Una storia al femminile
Del resto, stiamo parlando di coloro che Johann Merrich, compositrice sperimentale e ricercatrice, nel suo primo libro (uscito una decina d’anni fa) chiama le pioniere della musica elettronica. Si trattava del primo capitolo di una lunga ricerca sulle avventurose vicende legate agli strumenti elettronici.
Esiste infatti una storia nascosta, perché dimenticata, volutamente taciuta, che riguarda molte compositrici capaci di inventare tecniche e innovare strumenti, dal theremin al computer, fino ai sintetizzatori, scomparse dal racconto ufficiale della musica sperimentale. È una storia anche italiana, che ha conosciuto sperimentatrici importanti come Teresa Rampazzi e Franca Sacchi, tra le autrici oggetto di una riscoperta recente, soprattutto tra le musiciste che negli ultimi anni stanno donando nuova vita all’elettronica in Italia.

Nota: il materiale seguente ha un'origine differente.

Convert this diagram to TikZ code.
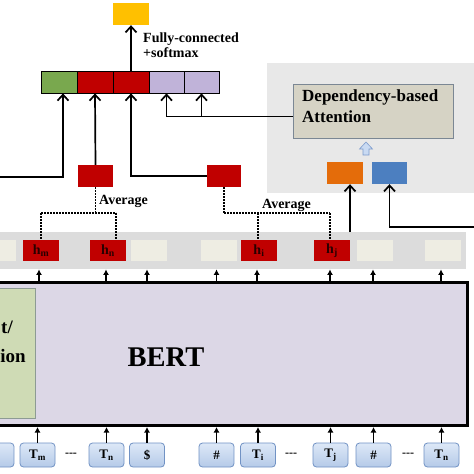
\documentclass[tikz,border=0pt]{standalone}
\usepackage{fontspec}
\setmainfont{Liberation Serif}
\usetikzlibrary{arrows.meta}
\definecolor{cred}{HTML}{C00000}
\definecolor{cgreen}{HTML}{79A84E}
\definecolor{cpurple}{HTML}{C0B3D9}
\definecolor{cyellow}{HTML}{FFC000}
\definecolor{corange}{HTML}{E46C0A}
\definecolor{cblue}{HTML}{4C7FC0}
\definecolor{panelgrey}{HTML}{E8E8E8}
\definecolor{bandgrey}{HTML}{DCDCDC}
\definecolor{beige}{HTML}{EEEDE3}
\definecolor{dbafill}{HTML}{D6D3C5}
\definecolor{dbaborder}{HTML}{7B8794}
\definecolor{bertfill}{HTML}{DCD7E6}
\definecolor{inpfill}{HTML}{CFDBB5}
\definecolor{inpborder}{HTML}{8D9B94}
\definecolor{toktop}{HTML}{DDE8F7}
\definecolor{tokbot}{HTML}{B5CAE8}
\definecolor{tokborder}{HTML}{7192C4}
\definecolor{blockfill}{HTML}{C9DAF2}
\definecolor{blockborder}{HTML}{7E9CCC}
\definecolor{htext}{HTML}{2A0000}
\tikzset{
  cell/.style={draw=black, line width=0.8pt, minimum width=36pt, minimum height=22pt, inner sep=0pt},
  plainbox/.style={minimum width=36pt, minimum height=22pt, inner sep=0pt},
  hbox/.style={minimum width=36pt, minimum height=21pt, inner sep=0pt, text=htext, font=\bfseries\fontsize{14}{14}\selectfont},
  tok/.style={rounded corners=3.5pt, draw=tokborder, line width=0.8pt, top color=toktop, bottom color=tokbot,
    minimum width=35pt, minimum height=24pt, inner sep=0pt, font=\bfseries\fontsize{13}{13}\selectfont},
  conn/.style={line width=1.7pt, -{Straight Barb[length=6pt,width=11pt,line width=1.7pt]}},
  small/.style={line width=1.2pt, -{Latex[length=5.5pt,width=6pt]}},
  dots/.style={line width=1.6pt, dash pattern=on 1.6pt off 1.4pt},
  lbl/.style={inner sep=0pt, font=\bfseries\fontsize{14}{15}\selectfont},
  dashlbl/.style={inner sep=0pt, font=\bfseries\fontsize{12}{12}\selectfont}
}
\begin{document}
\begin{tikzpicture}[x=1pt,y=-1pt]
\useasboundingbox (0,0) rectangle (474,474);
\clip (0,0) rectangle (474,474);
\fill[white] (0,0) rectangle (474,474);

% grey panel
\fill[panelgrey] (267,63) rectangle (490,193);

% output and concatenation
\node[plainbox, fill=cyellow] (out) at (131,14) {};
\node[lbl, anchor=north west, align=left] (fc) at (143,33) {Fully-connected\\+softmax};
\node[cell, fill=cgreen] (c1) at (59,82) {};
\node[cell, fill=cred] (c2) at (95,82) {};
\node[cell, fill=cred] (c3) at (131,82) {};
\node[cell, fill=cpurple, minimum width=35pt] (c4) at (166.5,82) {};
\node[cell, fill=cpurple, minimum width=35pt] (c5) at (201.5,82) {};

% dependency-based attention
\node[draw=dbaborder, line width=1pt, fill=dbafill, anchor=north west, minimum width=160pt, minimum height=54pt, inner sep=0pt] (dba) at (293,84) {};
\node[inner sep=0pt, anchor=north west, align=left, font=\bfseries\fontsize{17}{21}\selectfont] (dbat) at (302,90) {Dependency-based\\Attention};
\filldraw[fill=blockfill, draw=blockborder, line width=0.6pt] (363,155) -- (369,155) -- (369,149) -- (372.5,149) -- (366,142) -- (359.5,149) -- (363,149) -- cycle;
\node[plainbox, fill=corange] (orange) at (345,173) {};
\node[plainbox, fill=cblue, minimum width=35pt] (blue) at (389.5,173) {};

% averaged boxes
\node[plainbox, fill=cred, minimum width=35pt] (a1) at (95.5,176) {};
\node[plainbox, fill=cred, minimum width=34pt] (a2) at (224,176) {};
\node[lbl, anchor=base west] (av1) at (99,204) {Average};
\node[lbl, anchor=base west] (av2) at (262,208) {Average};

% hidden-state band
\node[fill=bandgrey, anchor=north west, minimum width=471pt, minimum height=37pt, inner sep=0pt] (band) at (-5,232) {};
\node[hbox, fill=beige] (b0) at (-2,250.5) {};
\node[hbox, fill=cred] (hm) at (41,250.5) {h\textsubscript{m}};
\node[hbox, fill=cred] (hn) at (108,250.5) {h\textsubscript{n}};
\node[hbox, fill=beige] (b1) at (149,250.5) {};
\node[hbox, fill=beige] (b2) at (218.5,250.5) {};
\node[hbox, fill=cred] (hi) at (259,250.5) {h\textsubscript{i}};
\node[hbox, fill=cred] (hj) at (332,250.5) {h\textsubscript{j}};
\node[hbox, fill=beige] (b3) at (375,250.5) {};
\node[hbox, fill=beige] (b4) at (443,250.5) {};

% BERT
\node[draw=black, line width=3pt, fill=bertfill, anchor=north west, minimum width=486pt, minimum height=143.5pt, inner sep=0pt] (bert) at (-20,280.5) {};
\node[draw=inpborder, line width=1pt, fill=inpfill, anchor=north west, minimum width=55pt, minimum height=130pt, inner sep=0pt] (inp) at (-20,288) {};
\node[inner sep=0pt, anchor=base east, font=\bfseries\fontsize{19}{19}\selectfont] (inpt1) at (13,333) {t/};
\node[inner sep=0pt, anchor=base east, font=\bfseries\fontsize{19}{19}\selectfont] (inpt2) at (26,362) {ion};
\node[inner sep=0pt, font=\bfseries\fontsize{28.5}{28.5}\selectfont] (berttext) at (166,357) {BERT};

% tokens
\node[tok] (t0) at (-3.5,455) {};
\node[tok] (tm) at (37.5,455) {T\textsubscript{m}};
\node[tok] (tn) at (106.5,455) {T\textsubscript{n}};
\node[tok] (td) at (147,455) {\$};
\node[tok] (th1) at (216.5,455) {\#};
\node[tok] (ti) at (258,455) {T\textsubscript{i}};
\node[tok] (tj) at (330.5,455) {T\textsubscript{j}};
\node[tok] (th2) at (373.5,455) {\#};
\node[tok] (tn2) at (441.5,455) {T\textsubscript{n}};
\node[dashlbl] (dd1) at (71,455) {-{}-{}-};
\node[dashlbl] (dd2) at (291,455) {-{}-{}-};
\node[dashlbl] (dd3) at (408,455) {-{}-{}-};

% arrows token -> BERT
\foreach \t in {tm,tn,td,th1,ti,tj,th2,tn2}
  \draw[small] (\t.north) -- (\t.north |- bert.south);
% arrows BERT -> band
\foreach \h in {hm,hn,b1,b2,hi,hj,b3,b4}
  \draw[small] ([xshift=-2pt]\h.south |- bert.north) -- ([xshift=-2pt]\h.south |- band.south);

% dotted averaging lines
\coordinate (d1) at (96,213);
\coordinate (d2) at (224,213);
\draw[dots] (a1.south) -- (a1.south |- d1);
\draw[dots] (hm.north |- d1) -- ([xshift=8pt]hn.north |- d1);
\draw[dots] (hm.north |- d1) -- (hm.north);
\draw[dots] ([xshift=8pt]hn.north |- d1) -- ([xshift=8pt]hn.north);
\draw[dots] (a2.south) -- (a2.south |- d2);
\draw[dots] (a2.south |- d2) -- ([xshift=-2pt]hj.north |- d2);
\draw[dots] ([xshift=-1pt]hi.north |- d2) -- ([xshift=-1pt]hi.north);
\draw[dots] ([xshift=-2pt]hj.north |- d2) -- ([xshift=-2pt]hj.north);

% connectors to concatenation
\draw[conn] (c3.north) -- (out.south);
\draw[conn] (a1.north) -- (c2.south);
\draw[conn] (a2.west) -| (c3.south);
\coordinate (lg) at (-5,177);
\draw[conn] (lg) -| ([xshift=4pt]c1.south);
\coordinate (dl) at ([yshift=-5pt]dba.west);
\draw[conn] (dl) -| (c4.south);
\draw[conn] (dl -| c5.south) -- (c5.south);

% connectors to the attention inputs
\coordinate (oa) at (350,232);
\draw[conn] (oa) -- (oa |- orange.south);
\coordinate (ba) at (480,227);
\draw[conn] (ba) -| (blue.south);
\end{tikzpicture}
\end{document}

A partire da Johann Merrich e la sua etichetta (ormai defunta) Electronic Girls, fino al collettivo Poche, fondato dalle musiciste Elasi e Plastica. Fino ad arrivare proprio a Caterina Barbieri, compositrice sperimentale capace come pochi di portare l’elettronica colta al pubblico dei grandi festival come Sonar e Primavera, usando i sintetizzatori modulari per creare suoni estatici, particolarmente efficaci sul dancefloor.

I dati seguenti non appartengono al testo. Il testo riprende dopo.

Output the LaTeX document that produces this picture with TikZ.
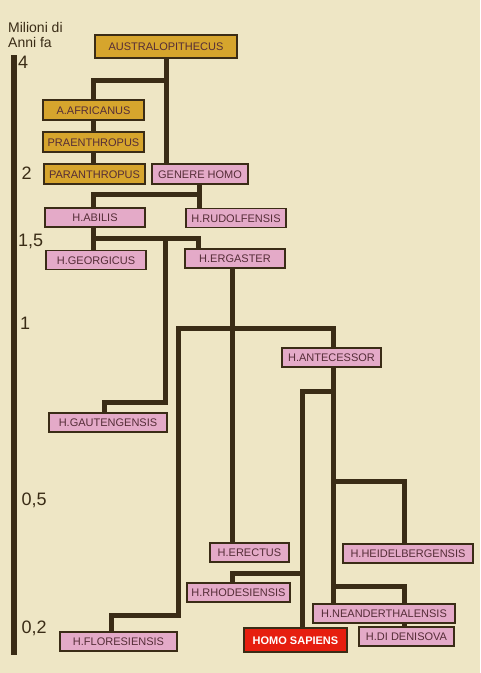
\documentclass[tikz,border=0pt]{standalone}
\usepackage{fontspec}
\setmainfont{Liberation Sans}
\usetikzlibrary{calc}

\definecolor{sfondo}{RGB}{238,230,197}
\definecolor{tronco}{RGB}{58,44,22}
\definecolor{rosa}{RGB}{228,170,200}
\definecolor{ocra}{RGB}{214,165,45}
\definecolor{rosso}{RGB}{230,30,15}
\definecolor{scritta}{RGB}{85,45,55}

\tikzset{
  specie/.style={draw=tronco, line width=1.2pt, fill=rosa, inner sep=0pt,
    minimum height=19pt, text height=8pt, text depth=0pt,
    font=\fontsize{11}{13}\selectfont, text=scritta},
  antico/.style={fill=ocra},
  ramo/.style={draw=tronco, line width=5pt},
  tacca/.style={anchor=base west, inner sep=0pt, font=\fontsize{18}{20}\selectfont, text=tronco},
}

\begin{document}
\begin{tikzpicture}[x=1pt,y=-1pt]
	\fill[sfondo] (0,0) rectangle (480,673);
	\useasboundingbox (0,0) rectangle (480,673);

	% scala dei tempi
	\draw[tronco, line width=6pt] (14,55) -- (14,655);
	\begin{scope}[every node/.style={anchor=base west, inner sep=0pt, font=\fontsize{14}{15}\selectfont, text=tronco}]
		\node (tit1) at (8,32) {Milioni di};
		\node (tit2) at (8,47) {Anni fa};
	\end{scope}
	\node[tacca] (t4) at (18,68) {4};
	\node[tacca] (t2) at (21.5,179) {2};
	\node[tacca] (t15) at (18,246) {1,5};
	\node[tacca] (t1) at (20,329) {1};
	\node[tacca] (t05) at (21.5,505) {0,5};
	\node[tacca] (t02) at (21.5,633) {0,2};

	% specie
	\begin{scope}[every node/.style={specie}]
		\node[antico, minimum width=142pt, minimum height=23pt] (austr) at (166,46.5) {AUSTRALOPITHECUS};
		\node[antico, minimum width=101pt, minimum height=20pt] (afric) at (93.5,110) {A.AFRICANUS};
		\node[antico, minimum width=101pt, minimum height=20pt] (praen) at (93.5,142) {PRAENTHROPUS};
		\node[antico, minimum width=101pt, minimum height=20pt] (paran) at (94.5,174) {PARANTHROPUS};
		\node[minimum width=96pt, minimum height=20pt] (genere) at (200,174) {GENERE HOMO};
		\node[minimum width=100pt] (abilis) at (95,217.5) {H.ABILIS};
		\node[minimum width=100pt] (rudolf) at (236,218) {H.RUDOLFENSIS};
		\node[minimum width=100pt] (georg) at (96,260) {H.GEORGICUS};
		\node[minimum width=100pt] (ergast) at (235,258.5) {H.ERGASTER};
		\node[minimum width=99pt] (antec) at (331.5,357.5) {H.ANTECESSOR};
		\node[minimum width=118pt] (gauten) at (108,422.5) {H.GAUTENGENSIS};
		\node[minimum width=79pt] (erectus) at (249.5,552.5) {H.ERECTUS};
		\node[minimum width=130pt] (heidel) at (408,553.5) {H.HEIDELBERGENSIS};
		\node[minimum width=103pt] (rhodes) at (238.5,592.5) {H.RHODESIENSIS};
		\node[minimum width=142pt] (neand) at (384,613.5) {H.NEANDERTHALENSIS};
		\node[minimum width=95pt] (deniso) at (406.5,636.5) {H.DI DENISOVA};
		\node[minimum width=117pt] (flores) at (118.5,641.5) {H.FLORESIENSIS};
		\node[fill=rosso, text=white, minimum width=103pt, minimum height=24pt,
			font=\fontsize{11}{13}\selectfont\bfseries] (sapiens) at (295.5,640) {HOMO SAPIENS};
	\end{scope}

	% rami
	\coordinate (nodo1) at (165,238);
	\coordinate (nodo2) at (232,328);
	\draw[ramo] (austr.south) -- (austr.south |- genere.north);
	\draw[ramo] (austr.south |- 0,80) -| ([xshift=-0.5pt]afric.north);
	\draw[ramo] ([xshift=-0.5pt]afric.south) -- ([xshift=-0.5pt]praen.north);
	\draw[ramo] ([xshift=-0.5pt]praen.south) -- ([xshift=-0.5pt]praen.south |- paran.north);
	\draw[ramo] ([xshift=-1pt]genere.south) -- ([xshift=-1pt]genere.south |- rudolf.north);
	\draw[ramo] ([xshift=-1pt]genere.south |- 0,194) -| ([xshift=-2pt]abilis.north);
	\draw[ramo] ([xshift=-2pt]abilis.south) -- ([xshift=-2pt]abilis.south |- georg.north);
	\draw[ramo] ([xshift=-2pt]abilis.south |- 0,238) -| ([xshift=-37pt]ergast.north);
	\draw[ramo] (nodo1) |- ($(gauten.north)+(-4,-10)$) -- ([xshift=-4pt]gauten.north);
	\draw[ramo] ([xshift=-3pt]ergast.south) -- ([xshift=-3pt]ergast.south |- erectus.north);
	\draw[ramo] ([xshift=-7pt]flores.north) |- (178,615) |- (nodo2) -| ([xshift=1.5pt]antec.north);
	\draw[ramo] ([xshift=1.5pt]antec.south) -- ([xshift=1.5pt]antec.south |- neand.north);
	\draw[ramo] ([xshift=1.5pt]antec.south |- 0,391) -| ([xshift=6.5pt]sapiens.north);
	\draw[ramo] ([xshift=1.5pt]antec.south |- 0,481) -| ([xshift=-4pt]heidel.north);
	\draw[ramo] ([xshift=1.5pt]antec.south |- 0,586) -| ([xshift=20pt]neand.north);
	\draw[ramo] ([xshift=20pt]neand.south) -- ([xshift=20pt]neand.south |- deniso.north);
	\draw[ramo] ([xshift=6.5pt]sapiens.north |- 0,573) -| ([xshift=-6.5pt]rhodes.north);
\end{tikzpicture}
\end{document}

La musicista 35enne bolognese, dopo aver vissuto a lungo in Svezia e a Berlino, e dopo le prime collaborazioni con la Biennale, ha ottenuto un riconoscimento importante e inaspettato, con la nomina a direttrice artistica dopo i quattro anni guidati dalla compositrice Lucia Ronchetti.

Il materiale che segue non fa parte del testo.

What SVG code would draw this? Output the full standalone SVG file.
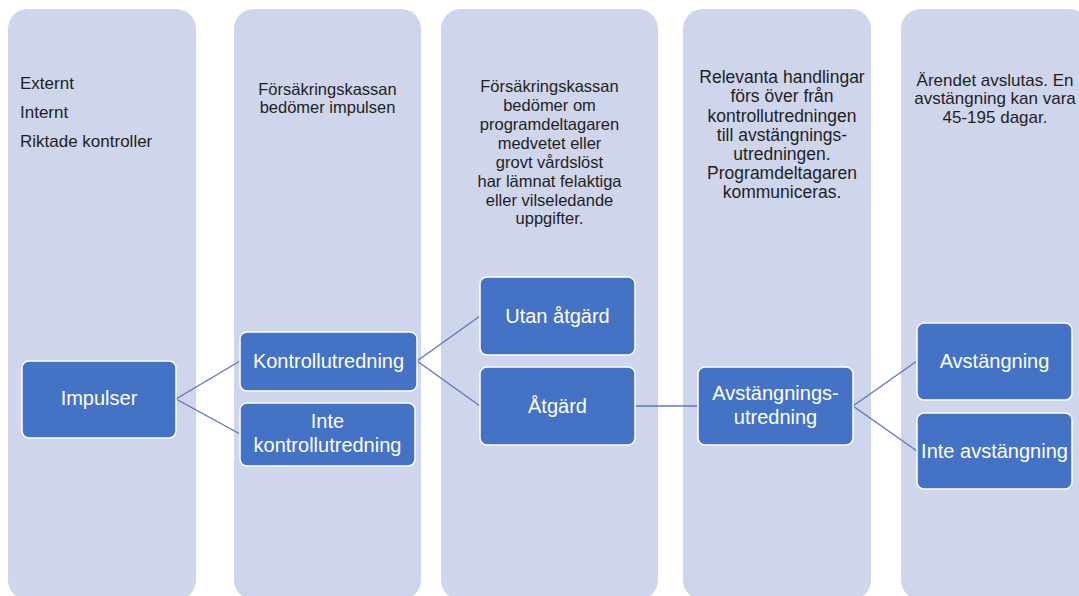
<svg xmlns="http://www.w3.org/2000/svg" width="1079" height="596" viewBox="0 0 1079 596">
<style>
.col{fill:#CFD5EA;}
.node{fill:#4472C4;stroke:#FFFFFF;stroke-width:1.5;}
.ct{font-family:"Liberation Sans",Arial,sans-serif;font-size:16.5px;fill:#1F1F1F;text-anchor:middle;}
.c4{font-size:17.5px;}
.c5{font-size:17px;}
.cl{font-family:"Liberation Sans",Arial,sans-serif;font-size:17px;fill:#1F1F1F;}
.nt{font-family:"Liberation Sans",Arial,sans-serif;font-size:20px;fill:#FFFFFF;text-anchor:middle;}
.conn{stroke:#5A78B8;stroke-width:1.3;fill:none;}
</style>
<rect width="1079" height="596" fill="#FFFFFF"/>
<g id="columns">
<g id="col1"><rect class="col" x="8" y="9" width="188" height="591" rx="20"/>
<text class="cl" x="20" y="89">Externt</text>
<text class="cl" x="20" y="118">Internt</text>
<text class="cl" x="20" y="147">Riktade kontroller</text></g>
<g id="col2"><rect class="col" x="234" y="9" width="187" height="591" rx="20"/>
<text class="ct" x="327.5" y="94.5">Försäkringskassan</text>
<text class="ct" x="327.5" y="112.5">bedömer impulsen</text></g>
<g id="col3"><rect class="col" x="441" y="9" width="217" height="591" rx="20"/>
<text class="ct" x="549.5" y="92">Försäkringskassan</text>
<text class="ct" x="549.5" y="111">bedömer om</text>
<text class="ct" x="549.5" y="130">programdeltagaren</text>
<text class="ct" x="549.5" y="148.5">medvetet eller</text>
<text class="ct" x="549.5" y="167.5">grovt vårdslöst</text>
<text class="ct" x="549.5" y="186.5">har lämnat felaktiga</text>
<text class="ct" x="549.5" y="205.5">eller vilseledande</text>
<text class="ct" x="549.5" y="224">uppgifter.</text></g>
<g id="col4"><rect class="col" x="683" y="9" width="188" height="591" rx="20"/>
<text class="ct c4" x="782" y="83">Relevanta handlingar</text>
<text class="ct c4" x="782" y="102">förs över från</text>
<text class="ct c4" x="782" y="121.5">kontrollutredningen</text>
<text class="ct c4" x="782" y="141">till avstängnings-</text>
<text class="ct c4" x="782" y="160">utredningen.</text>
<text class="ct c4" x="782" y="179">Programdeltagaren</text>
<text class="ct c4" x="782" y="198">kommuniceras.</text></g>
<g id="col5"><rect class="col" x="901" y="9" width="188" height="591" rx="20"/>
<text class="ct c5" x="995" y="85.5">Ärendet avslutas. En</text>
<text class="ct c5" x="995" y="104">avstängning kan vara</text>
<text class="ct c5" x="995" y="122.5">45-195 dagar.</text></g>
</g>
<g id="connectors">
<polyline class="conn" points="240,361 176,399 240,434"/>
<polyline class="conn" points="480,316 417,361 480,406"/>
<line class="conn" x1="635" y1="406" x2="698" y2="406"/>
<polyline class="conn" points="917,361 853,406 917,451"/>
</g>
<g id="n-impulser"><rect class="node" x="22" y="361" width="154" height="77" rx="7"/>
<text class="nt" x="99" y="405">Impulser</text></g>
<g id="n-kontroll"><rect class="node" x="240" y="332" width="177" height="59" rx="7"/>
<text class="nt" x="328.5" y="368">Kontrollutredning</text></g>
<g id="n-intekontroll"><rect class="node" x="240" y="403" width="175" height="63" rx="7"/>
<text class="nt" x="327.5" y="428">Inte</text>
<text class="nt" x="327.5" y="452">kontrollutredning</text></g>
<g id="n-utan"><rect class="node" x="480" y="277" width="155" height="78" rx="7"/>
<text class="nt" x="557.5" y="323">Utan åtgärd</text></g>
<g id="n-atgard"><rect class="node" x="480" y="367" width="155" height="78" rx="7"/>
<text class="nt" x="557.5" y="413">Åtgärd</text></g>
<g id="n-avstutr"><rect class="node" x="698" y="367" width="155" height="78" rx="7"/>
<text class="nt" x="775.5" y="400">Avstängnings-</text>
<text class="nt" x="775.5" y="424">utredning</text></g>
<g id="n-avst"><rect class="node" x="917" y="323" width="155" height="77" rx="7"/>
<text class="nt" x="994.5" y="368">Avstängning</text></g>
<g id="n-inteavst"><rect class="node" x="917" y="413" width="155" height="76" rx="7"/>
<text class="nt" x="994.5" y="458">Inte avstängning</text></g>
</svg>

E riuscendo già a dare un’impronta significativa al suo biennio, andando alla radice del rapporto tra uomo e macchina, ma esplorando le sperimentazioni anche attraverso il corpo e l’ambiente, con diversi lavori nati in simbiosi con la città e la sua laguna. Il Leone d’Oro assegnato lunedì a Meredith Monk, creatrice di universi sonori a partire dalla voce, è un indice della nuova direzione.